The word 'transformation' has been used a lot in our discussions as he recognizes that the massive disruption underway in his industry means that everything is changing pretty rapidly, and the company must change at the same speed. The changes can't be small - a fundamental and complete transformation is required. He recognizes that everything the company does and how it does is changing forever and that if they don't step up to the realities of this, they will fall behind.
The other day, in advance of one of our planning calls, I put together a list of how his world is changing, and this applies to you too.
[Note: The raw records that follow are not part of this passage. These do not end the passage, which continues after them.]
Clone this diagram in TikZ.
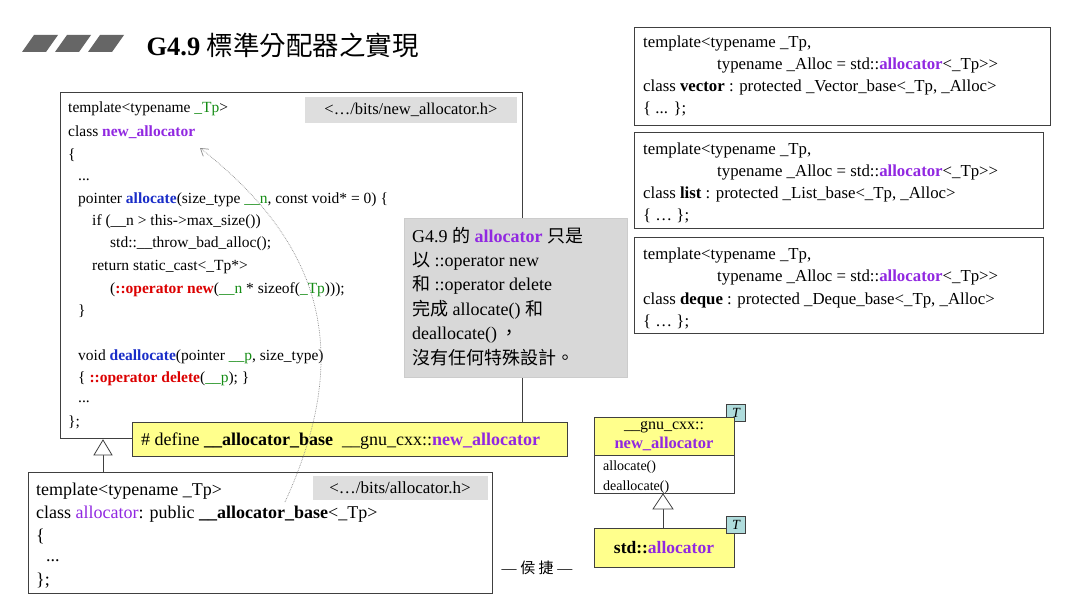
\documentclass[tikz,border=0pt]{standalone}
\usepackage{fontspec}
\setmainfont{Liberation Serif}[Ligatures=NoCommon]
\newfontfamily\cjk{Noto Sans CJK TC}
\usetikzlibrary{arrows.meta}
\definecolor{pur}{RGB}{145,40,225}
\definecolor{blu}{RGB}{25,45,200}
\definecolor{grn}{RGB}{20,140,20}
\definecolor{rd}{RGB}{220,0,0}
\definecolor{yel}{RGB}{255,255,140}
\definecolor{lgray}{RGB}{222,222,222}
\definecolor{ngray}{RGB}{216,216,216}
\definecolor{tcy}{RGB}{175,220,220}
\newcommand{\pu}[1]{\textcolor{pur}{\textbf{#1}}}
\newcommand{\bl}[1]{\textcolor{blu}{\textbf{#1}}}
\newcommand{\gr}[1]{\textcolor{grn}{#1}}
\newcommand{\rr}[1]{\textcolor{rd}{\textbf{#1}}}
\tikzset{
 code/.style={anchor=base west,inner sep=0pt,font=\fontsize{15.5}{18}\selectfont},
 bigcode/.style={code,font=\fontsize{18}{20}\selectfont},
 rcode/.style={code,font=\fontsize{16.8}{18}\selectfont},
 box/.style={draw=black!75,line width=0.8pt},
 tbox/.style={draw=black!75,fill=tcy,line width=0.6pt,inner sep=0pt,minimum width=19pt,minimum height=17pt,font=\itshape\fontsize{14}{14}\selectfont},
 inh/.style={draw=black!75,line width=0.8pt,fill=white}
}
\begin{document}
\begin{tikzpicture}[x=1pt,y=-1pt]
\path[use as bounding box,fill=white] (0,0) rectangle (1068,599);
% title
\foreach \i in {0,1,2}{\fill[black!60] (22+\i*33,52) -- (34+\i*33,35) -- (58+\i*33,35) -- (46+\i*33,52) -- cycle;}
\node[anchor=west,font=\fontsize{26.5}{26}\selectfont] (title) at (143,45) {\textbf{G4.9} {\cjk 標準分配器之實現}};
% box 1
\draw[box] (60,92) rectangle (522,438);
\node[fill=lgray,minimum width=212pt,minimum height=26pt,inner sep=0pt,font=\fontsize{16.5}{18}\selectfont] (h1) at (411,110) {<…/bits/new\_allocator.h>};
\node[code] (a1) at (68,113) {template<typename \gr{\_Tp}>};
\node[code] (a2) at (68,136) {class \pu{new\_allocator}};
\node[code] (a3) at (68,159) {\{};
\node[code] (a4) at (78,180) {...};
\node[code] (a5) at (78,203) {pointer \bl{allocate}(size\_type \gr{\_\_n}, const void* = 0) \{};
\node[code] (a6) at (92,225) {if (\_\_n > this->max\_size())};
\node[code] (a7) at (110,247) {std::\_\_throw\_bad\_alloc();};
\node[code] (a8) at (92,270) {return static\_cast<\_Tp*>};
\node[code] (a9) at (110,293) {(\rr{::operator new}(\gr{\_\_n} * sizeof(\gr{\_Tp})));};
\node[code] (a10) at (78,315) {\}};
\node[code] (a11) at (78,360) {void \bl{deallocate}(pointer \gr{\_\_p}, size\_type)};
\node[code] (a12) at (78,382) {\{ \rr{::operator delete}(\gr{\_\_p}); \}};
\node[code] (a13) at (78,402) {...};
\node[code] (a14) at (68,426) {\};};
% note
\node[fill=ngray,draw=black!20,minimum width=223pt,minimum height=159pt,inner sep=0pt] (note) at (515.5,297.5) {};
\begin{scope}[every node/.style={code,font=\fontsize{18}{20}\selectfont}]
\node (n1) at (412,242) {G4.9 {\cjk 的} \textcolor{pur}{\textbf{allocator}} {\cjk 只是}};
\node (n2) at (412,266) {{\cjk 以} ::operator new};
\node (n3) at (412,290) {{\cjk 和} ::operator delete};
\node (n4) at (412,315) {{\cjk 完成} allocate() {\cjk 和}};
\node (n5) at (412,339) {deallocate()\,{\cjk ，}};
\node (n6) at (412,364) {{\cjk 沒有任何特殊設計。}};
\end{scope}
% define box
\node[fill=yel,draw=black!75,line width=0.8pt,minimum width=435pt,minimum height=34pt,inner sep=0pt] (def) at (349.5,439) {};
\node[bigcode] (d1) at (141,445) {\# define \textbf{\_\_allocator\_base}\ \ \_\_gnu\_cxx::\pu{new\_allocator}};
% box 2
\draw[box] (28,472) rectangle (492,593);
\node[fill=lgray,minimum width=175pt,minimum height=24pt,inner sep=0pt,font=\fontsize{17}{18}\selectfont] (h2) at (400,488) {<…/bits/allocator.h>};
\node[bigcode] (b1) at (36,495) {template<typename \_Tp>};
\node[bigcode] (b2) at (36,518) {class \textcolor{pur}{allocator}: public \textbf{\_\_allocator\_base}<\_Tp>};
\node[bigcode] (b3) at (36,541) {\{};
\node[bigcode] (b4) at (46,561) {...};
\node[bigcode] (b5) at (36,585) {\};};
% inheritance
\coordinate (t1) at (103,440);
\draw[box] (103,455) -- (103,472);
\draw[inh] (t1) -- (112,455) -- (94,455) -- cycle;
% dotted curve
\coordinate (cs) at (285,502);
\coordinate (ce) at (200,148);
\draw[black!45,densely dotted,line width=0.7pt,-{Straight Barb[length=7pt,width=9pt]}] (cs) .. controls (350,360) and (330,250) .. (ce);
% credit
\node[anchor=center,font=\fontsize{15}{15}\selectfont] (cred) at (537,568) {— {\cjk 侯 捷} —};
% UML
\node[tbox] (T1) at (736,413) {T};
\fill[yel] (594,417) rectangle (734,455);
\draw[box] (594,417) rectangle (734,493);
\draw[box] (594,455) -- (734,455);
\node[anchor=center,font=\fontsize{16}{16}\selectfont] (u1) at (664,427) {\_\_gnu\_cxx::};
\node[anchor=center,font=\fontsize{16.5}{16}\selectfont] (u2) at (664,444) {\pu{new\_allocator}};
\node[code,font=\fontsize{14}{14}\selectfont] (u3) at (603,470) {allocate()};
\node[code,font=\fontsize{14}{14}\selectfont] (u4) at (603,490) {deallocate()};
\draw[box] (663,509) -- (663,528);
\draw[inh] (663,494) -- (673,509) -- (653,509) -- cycle;
\node[fill=yel,draw=black!75,line width=0.8pt,minimum width=140pt,minimum height=39pt,inner sep=0pt,font=\fontsize{17.5}{18}\selectfont] (sa) at (664,547.5) {\textbf{std::}\pu{allocator}};
\node[tbox] (T2) at (736,525) {T};
% right boxes
\draw[box] (634,27) rectangle (1050,125);
\draw[box] (634,132) rectangle (1043,228);
\draw[box] (634,237) rectangle (1043,333);
\begin{scope}[every node/.style={rcode}]
\node (r1) at (643,48) {template<typename \_Tp,};
\node (r2) at (717,70) {typename \_Alloc = std::\pu{allocator}<\_Tp>{}>};
\node (r3) at (643,92) {class \textbf{vector} : protected \_Vector\_base<\_Tp, \_Alloc>};
\node (r4) at (643,114) {\{ ... \};};
\node (s1) at (643,154) {template<typename \_Tp,};
\node (s2) at (717,176) {typename \_Alloc = std::\pu{allocator}<\_Tp>{}>};
\node (s3) at (643,198) {class \textbf{list} : protected \_List\_base<\_Tp, \_Alloc>};
\node (s4) at (643,220) {\{ … \};};
\node (q1) at (643,259) {template<typename \_Tp,};
\node (q2) at (717,281) {typename \_Alloc = std::\pu{allocator}<\_Tp>{}>};
\node (q3) at (643,304) {class \textbf{deque} : protected \_Deque\_base<\_Tp, \_Alloc>};
\node (q4) at (643,326) {\{ … \};};
\end{scope}
\end{tikzpicture}
\end{document}
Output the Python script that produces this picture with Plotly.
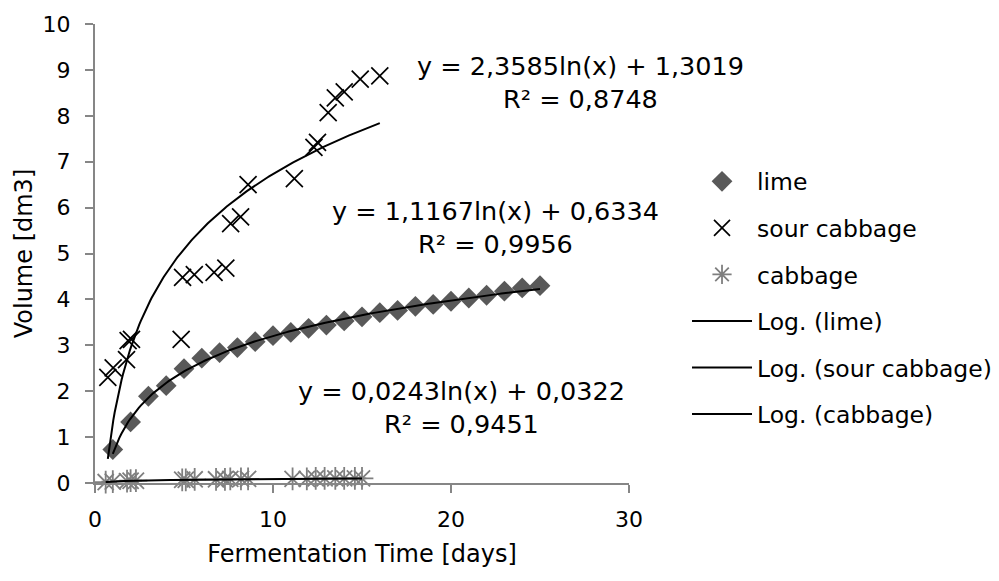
import numpy as np
import plotly.graph_objects as go

# ---- data ----
lime_x = list(range(1, 26))
lime_y = [0.73, 1.33, 1.89, 2.12, 2.49, 2.72, 2.84, 2.95, 3.08, 3.21, 3.28, 3.37, 3.44,
          3.53, 3.62, 3.71, 3.76, 3.85, 3.89, 3.96, 4.03, 4.09, 4.18, 4.25, 4.30]

sour_x = [0.72, 1.02, 1.77, 1.86, 2.05, 4.84, 4.92, 5.58, 6.69, 7.35, 7.62, 8.18, 8.6,
          11.2, 12.3, 12.5, 13.1, 13.5, 14.0, 14.9, 16.0]
sour_y = [2.30, 2.51, 2.69, 3.10, 3.13, 3.13, 4.48, 4.54, 4.59, 4.68, 5.65, 5.80, 6.50,
          6.63, 7.31, 7.42, 8.07, 8.39, 8.52, 8.80, 8.87]

cabbage_x = [0.6, 1.0, 1.8, 2.0, 2.3, 4.9, 5.1, 5.6, 6.8, 7.3, 7.6, 8.2, 8.6,
             11.1, 11.9, 12.4, 12.9, 13.5, 14.0, 14.6, 15.0]
cabbage_y = [0.02, 0.03, 0.04, 0.05, 0.05, 0.07, 0.07, 0.08, 0.08, 0.08, 0.09, 0.09, 0.09,
             0.09, 0.09, 0.10, 0.10, 0.10, 0.10, 0.10, 0.10]

# logarithmic trend coefficients shown on the chart: y = a*ln(x) + b, and R²
lime_fit = [1.1167, 0.6334, 0.9956]
sour_fit = [2.3585, 1.3019, 0.8748]
cabbage_fit = [0.0243, 0.0322, 0.9451]

series_names = ["lime", "sour cabbage", "cabbage"]
trend_names = ["Log. (lime)", "Log. (sour cabbage)", "Log. (cabbage)"]

x_ticks = [0, 10, 20, 30]
y_ticks = list(range(0, 11))

FONT = "DejaVu Sans"
AXIS = "#868686"


def trend(xs, fit):
    t = np.linspace(min(xs), max(xs), 200)
    return t, fit[0] * np.log(t) + fit[1]


def eq_text(fit):
    a = f"{fit[0]:.4f}".replace(".", ",")
    b = f"{fit[1]:.4f}".replace(".", ",")
    r = f"{fit[2]:.4f}".replace(".", ",")
    return f"y = {a}ln(x) + {b}<br>R² = {r}"


fig = go.Figure()

fig.add_trace(go.Scatter(x=lime_x, y=lime_y, mode="markers", name=series_names[0],
                         legendgroup="a",
                         marker=dict(symbol="diamond", size=16, color="#595959"),
                         cliponaxis=False))
fig.add_trace(go.Scatter(x=sour_x, y=sour_y, mode="markers", name=series_names[1],
                         legendgroup="b",
                         marker=dict(symbol="x-thin-open", size=17, color="#000000",
                                     line=dict(width=1.7, color="#000000")),
                         cliponaxis=False))
fig.add_trace(go.Scatter(x=cabbage_x, y=cabbage_y, mode="markers", name=series_names[2],
                         legendgroup="c",
                         marker=dict(symbol="asterisk-open", size=19, color="#7f7f7f",
                                     line=dict(width=1.8, color="#7f7f7f")),
                         cliponaxis=False))

for xs, fit, nm, g in [(lime_x, lime_fit, trend_names[0], "d"),
                       (sour_x, sour_fit, trend_names[1], "e"),
                       (cabbage_x, cabbage_fit, trend_names[2], "f")]:
    tx, ty = trend(xs, fit)
    fig.add_trace(go.Scatter(x=tx, y=ty, mode="lines", name=nm, legendgroup=g,
                             line=dict(color="#000000", width=2), cliponaxis=False))

annots = [(sour_fit, 27.3, 8.73), (lime_fit, 22.5, 5.56), (cabbage_fit, 20.6, 1.64)]
for fit, ax, ay in annots:
    fig.add_annotation(x=ax, y=ay, xref="x", yref="y", text=eq_text(fit),
                       showarrow=False, align="center",
                       font=dict(family=FONT, size=25.5, color="#000000"))

fig.update_layout(
    width=999, height=581,
    margin=dict(l=95, r=370, t=21, b=98),
    paper_bgcolor="white", plot_bgcolor="white",
    font=dict(family=FONT, size=22, color="#000000"),
    showlegend=True,
    legend=dict(xref="container", yref="container", x=0.6877, y=0.487,
                xanchor="left", yanchor="middle",
                tracegroupgap=13, itemwidth=60,
                font=dict(family=FONT, size=23.5, color="#000000"),
                bgcolor="rgba(0,0,0,0)"),
    xaxis=dict(range=[0, 30], tickvals=x_ticks, showgrid=False, zeroline=False,
               showline=True, linecolor=AXIS, linewidth=2, ticks="outside",
               ticklen=8, tickcolor=AXIS, tickwidth=2, ticklabelstandoff=8,
               tickfont=dict(family=FONT, size=22, color="#000000"),
               title=dict(text="Fermentation Time [days]", standoff=14,
                          font=dict(family=FONT, size=24, color="#000000"))),
    yaxis=dict(range=[0, 10], tickvals=y_ticks, showgrid=False, zeroline=False,
               showline=True, linecolor=AXIS, linewidth=2, ticks="outside",
               ticklen=8, tickcolor=AXIS, tickwidth=2, ticklabelstandoff=10,
               tickfont=dict(family=FONT, size=22, color="#000000"),
               title=dict(text="Volume [dm3]", standoff=3,
                          font=dict(family=FONT, size=24, color="#000000"))),
)

fig.write_html("out.html")
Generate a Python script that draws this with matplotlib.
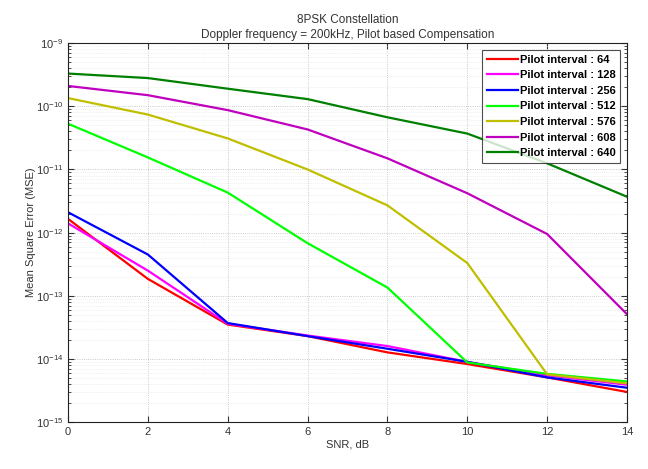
import numpy as np
import matplotlib
matplotlib.use("Agg")
from matplotlib import pyplot as plt
from matplotlib.ticker import FixedLocator, NullFormatter

plt.rcParams["font.family"] = ["Liberation Sans", "DejaVu Sans"]
plt.rcParams["mathtext.fontset"] = "custom"
plt.rcParams["mathtext.rm"] = "Liberation Sans"

snr_db = [0, 2, 4, 6, 8, 10, 12, 14]

pilot_labels = [
    "Pilot interval : 64",
    "Pilot interval : 128",
    "Pilot interval : 256",
    "Pilot interval : 512",
    "Pilot interval : 576",
    "Pilot interval : 608",
    "Pilot interval : 640",
]

mse_64 = [1.65e-12, 1.85e-13, 3.5e-14, 2.3e-14, 1.27e-14, 8.3e-15, 5.1e-15, 3.0e-15]
mse_128 = [1.4e-12, 2.5e-13, 3.6e-14, 2.35e-14, 1.6e-14, 9.0e-15, 5.5e-15, 3.9e-15]
mse_256 = [2.1e-12, 4.5e-13, 3.7e-14, 2.3e-14, 1.45e-14, 9.0e-15, 5.1e-15, 3.5e-15]
mse_512 = [5.3e-11, 1.55e-11, 4.3e-12, 6.8e-13, 1.35e-13, 8.8e-15, 5.8e-15, 4.4e-15]
mse_576 = [1.35e-10, 7.4e-11, 3.1e-11, 1.0e-11, 2.7e-12, 3.3e-13, 5.7e-15, 4.1e-15]
mse_608 = [2.1e-10, 1.5e-10, 8.7e-11, 4.3e-11, 1.5e-11, 4.2e-12, 9.5e-13, 5.1e-14]
mse_640 = [3.3e-10, 2.8e-10, 1.9e-10, 1.3e-10, 6.7e-11, 3.7e-11, 1.25e-11, 3.7e-12]

series = [mse_64, mse_128, mse_256, mse_512, mse_576, mse_608, mse_640]
colors = ["#ff0000", "#ff00ff", "#0000ff", "#00ff00", "#bfbf00", "#bf00bf", "#008000"]

fig = plt.figure(figsize=(6.48, 4.69), dpi=100)
ax = fig.add_axes([0.105, 0.100, 0.8626, 0.808])

for vals, lab, col in zip(series, pilot_labels, colors):
    ax.semilogy(snr_db, vals, color=col, linewidth=1.6, label=lab)

ax.set_xlim(0, 14)
ax.set_ylim(1e-15, 1e-9)
ax.set_xticks(snr_db)

# decades only inside the axis range, so no labels sit off the figure
decades = np.arange(-15, -8)
ax.yaxis.set_major_locator(FixedLocator(10.0 ** decades))
minor = [m * 10.0 ** d for d in decades[:-1] for m in range(2, 10)]
ax.yaxis.set_minor_locator(FixedLocator(minor))
ax.yaxis.set_minor_formatter(NullFormatter())

ax.grid(True, which="major", linestyle=":", color="#b8b8b8", linewidth=0.6)
ax.grid(True, which="minor", axis="y", linestyle=":", color="#e4e4e4", linewidth=0.5)

ax.tick_params(which="both", direction="in", top=True, right=True, labelsize=8,
               colors="#333333")
ax.tick_params(which="major", length=4)
ax.tick_params(which="minor", length=2)
for sp in ax.spines.values():
    sp.set_linewidth(0.8)
    sp.set_color("#222222")

ax.set_xlabel("SNR, dB", fontsize=8, color="#333333", labelpad=2)
ax.set_ylabel("Mean Square Error (MSE)", fontsize=8, color="#333333", labelpad=0)
ax.set_title("8PSK Constellation\nDoppler frequency = 200kHz, Pilot based Compensation",
             fontsize=8.5, color="#333333", linespacing=1.3, pad=4)

leg = ax.legend(loc="upper right", prop={"weight": "bold", "size": 8},
                frameon=True, fancybox=False, handlelength=2.8, handletextpad=0.15,
                labelspacing=0.5, borderpad=0.45, borderaxespad=0.6)
leg.get_frame().set_edgecolor("#222222")
leg.get_frame().set_linewidth(0.8)

fig.savefig("out.png", dpi=100)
The future will see fundamental transformation in:
- the products you develop
- the services you deliver
- the methodologies you use
- the materials at the heart of it
- the skills that are required
- the speed with which you operate
- the speed at which you are impacted
- the competitors that you face
- the revenue that you generate
- the age group of those you were up against the collaboration you require
Transformation is far more difficult than nibbling around the edges of change, and it's been a focus of many of my talks. Even NASA had to struggle with the deep transformation that must come with the future and invited me in a number of years ago to address the issue with a leadership team. Consider the context at the time - commercialization of the space industry was picking up, ending a world that previously only saw national agencies in the industry.
Some folks in the organization were still struggling with this issue - some viewed a future with new partners like SpaceX to be a threat - others saw it as an opportunity. But clearly, the world was going to involve a different future- and a complete and fundamental transformation was necessary, not just simple change. My job was to set the stage for the reality of the future, to help them align to reality. You can read the summary post of my dinner talk here.
This reality is common to so many organizations today. How big is the change that our future involves? Start with this post: 20 Trends into 2030: Are You Ready for the Massive Transformation of Just About Everything?
For years, I've been describing leadership and the future on stage with a simple structure. It's by being focused on three questions: what can I do to run the business better, grow the business, and most importantly, transform the business?
It's the final issue that is so critical in today's disruptive era!